Frequently Asked Questions (FAQs)
Can I use a different type of curry powder? Absolutely! Experiment with different curry powders to find your favorite flavor profile. Red curry powder will add more heat, while yellow curry powder is generally milder.
Can I make this curry vegetarian or vegan? Yes! Substitute the chicken with tofu or chickpeas. Ensure the chicken broth is replaced with vegetable broth to maintain a plant-based approach.
Can I use frozen pineapple? While fresh or canned pineapple is preferred, frozen pineapple can be used in a pinch. Just make sure to thaw it completely and drain any excess liquid before adding it to the curry.
How long does this curry last in the refrigerator? This curry will last for 3-4 days in the refrigerator when stored in an airtight container.
Can I freeze this curry? Yes, this curry freezes well. Allow it to cool completely before transferring it to a freezer-safe container. It can be stored in the freezer for up to 2-3 months.
What’s the best way to reheat the curry? You can reheat the curry in a saucepan over medium heat, stirring occasionally, or in the microwave. Add a splash of water or broth if needed to prevent it from drying out.
Can I use a different type of milk? While coconut milk is essential for the authentic Thai curry flavor, you could experiment with other non-dairy milks like almond or oat milk for a lighter option.
Can I add other vegetables? Absolutely! This recipe is highly customizable. Feel free to add your favorite vegetables, such as bell peppers, broccoli, or zucchini.
Can I use honey instead of brown sugar? Yes, you can substitute honey for brown sugar in this recipe. Use the same amount (3 tablespoons).
What if my curry is too spicy? If your curry is too spicy, you can add a touch of coconut milk or a squeeze of lime juice to balance the heat.
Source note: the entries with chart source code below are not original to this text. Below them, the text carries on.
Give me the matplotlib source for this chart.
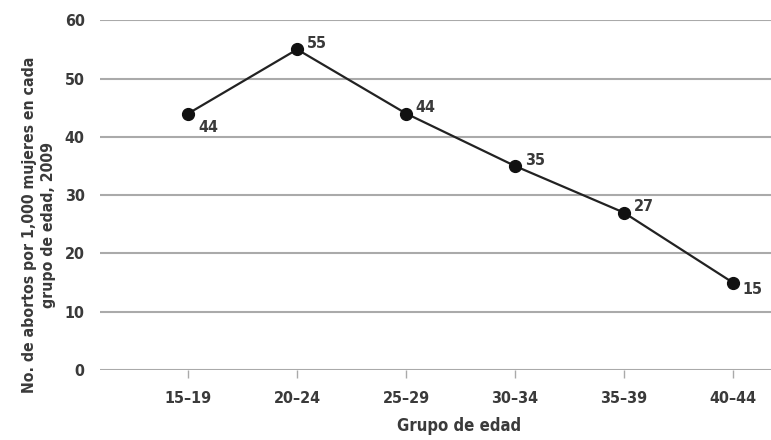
import matplotlib.pyplot as plt
import numpy as np

# datos
grupos = ['15–19', '20–24', '25–29', '30–34', '35–39', '40–44']
abortos = [44, 55, 44, 35, 27, 15]
etiquetas = ['44', '55', '44', '35', '27', '15']
yticks = [0, 10, 20, 30, 40, 50, 60]

plt.rcParams['font.family'] = ['DejaVu Sans']
plt.rcParams['font.stretch'] = 'condensed'
plt.rcParams['font.weight'] = 'bold'
txt = '#3a3a3a'

fig = plt.figure(figsize=(7.71, 4.4), dpi=100)
ax = fig.add_axes([0.1297, 0.159, 0.8703, 0.795])

x = np.arange(len(grupos))
ax.plot(x, abortos, color='#222222', lw=1.6, marker='o', ms=8.5,
        markerfacecolor='#111111', markeredgecolor='#111111', zorder=3, clip_on=False)

# etiquetas de valores
offsets = [(7, -13), (7, 1), (7, 1), (7, 1), (7, 1), (7, -8)]
for xi, yi, lab, off in zip(x, abortos, etiquetas, offsets):
    ax.annotate(lab, (xi, yi), xytext=off, textcoords='offset points',
                fontsize=11.5, color=txt)

ax.set_xlim(-0.81, 5.35)
ax.set_ylim(0, 60)
ax.set_yticks(yticks)
ax.set_yticklabels([str(v) for v in yticks], fontsize=11.5, color=txt)
ax.set_xticks(x)
ax.set_xticklabels(grupos, fontsize=11.5, color=txt)
ax.yaxis.grid(True, color='#aaaaaa', lw=1.5)
ax.set_axisbelow(True)
for s in ax.spines.values():
    s.set_visible(False)
ax.tick_params(axis='y', length=0, pad=11)
ax.tick_params(axis='x', length=6, color='#aaaaaa', width=1, pad=9)

ax.set_xlabel('Grupo de edad', fontsize=12, color=txt, fontweight='bold')
ax.xaxis.set_label_coords(0.535, -0.135)
ax.set_ylabel('No. de abortos por 1,000 mujeres en cada\ngrupo de edad, 2009',
              fontsize=11.3, color=txt, fontweight='bold', linespacing=1.35)
ax.yaxis.set_label_coords(-0.066, 0.414)

fig.savefig('out.png', dpi=100)
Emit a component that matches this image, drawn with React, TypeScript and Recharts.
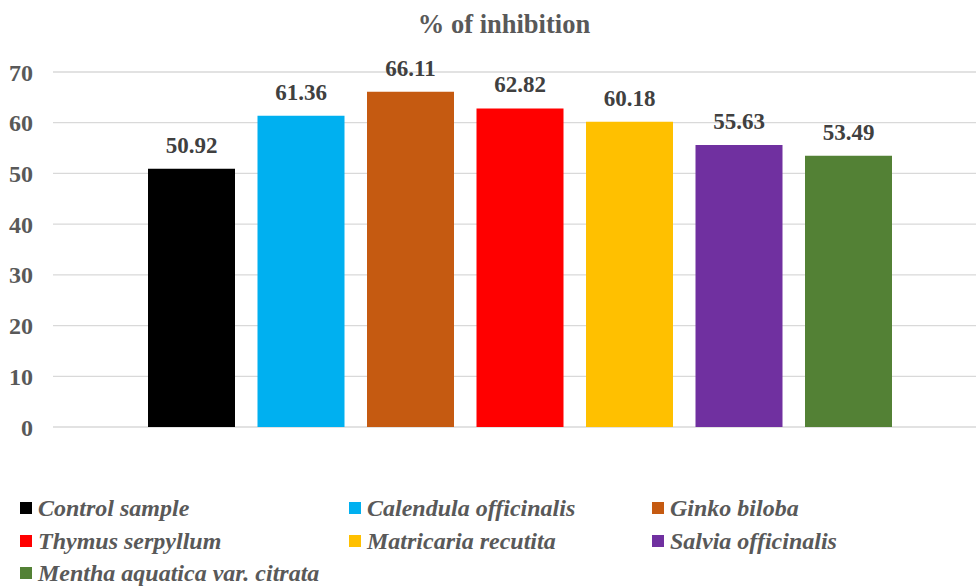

What if my curry is too watery? If your curry is too watery, simmer it for a few more minutes without the lid to allow some of the liquid to evaporate. Alternatively, you can add a cornstarch slurry (1 tablespoon cornstarch mixed with 2 tablespoons cold water) to thicken it.
Can I use a different type of rice? While Jasmine rice is the classic choice, you can use other types of rice like basmati or brown rice.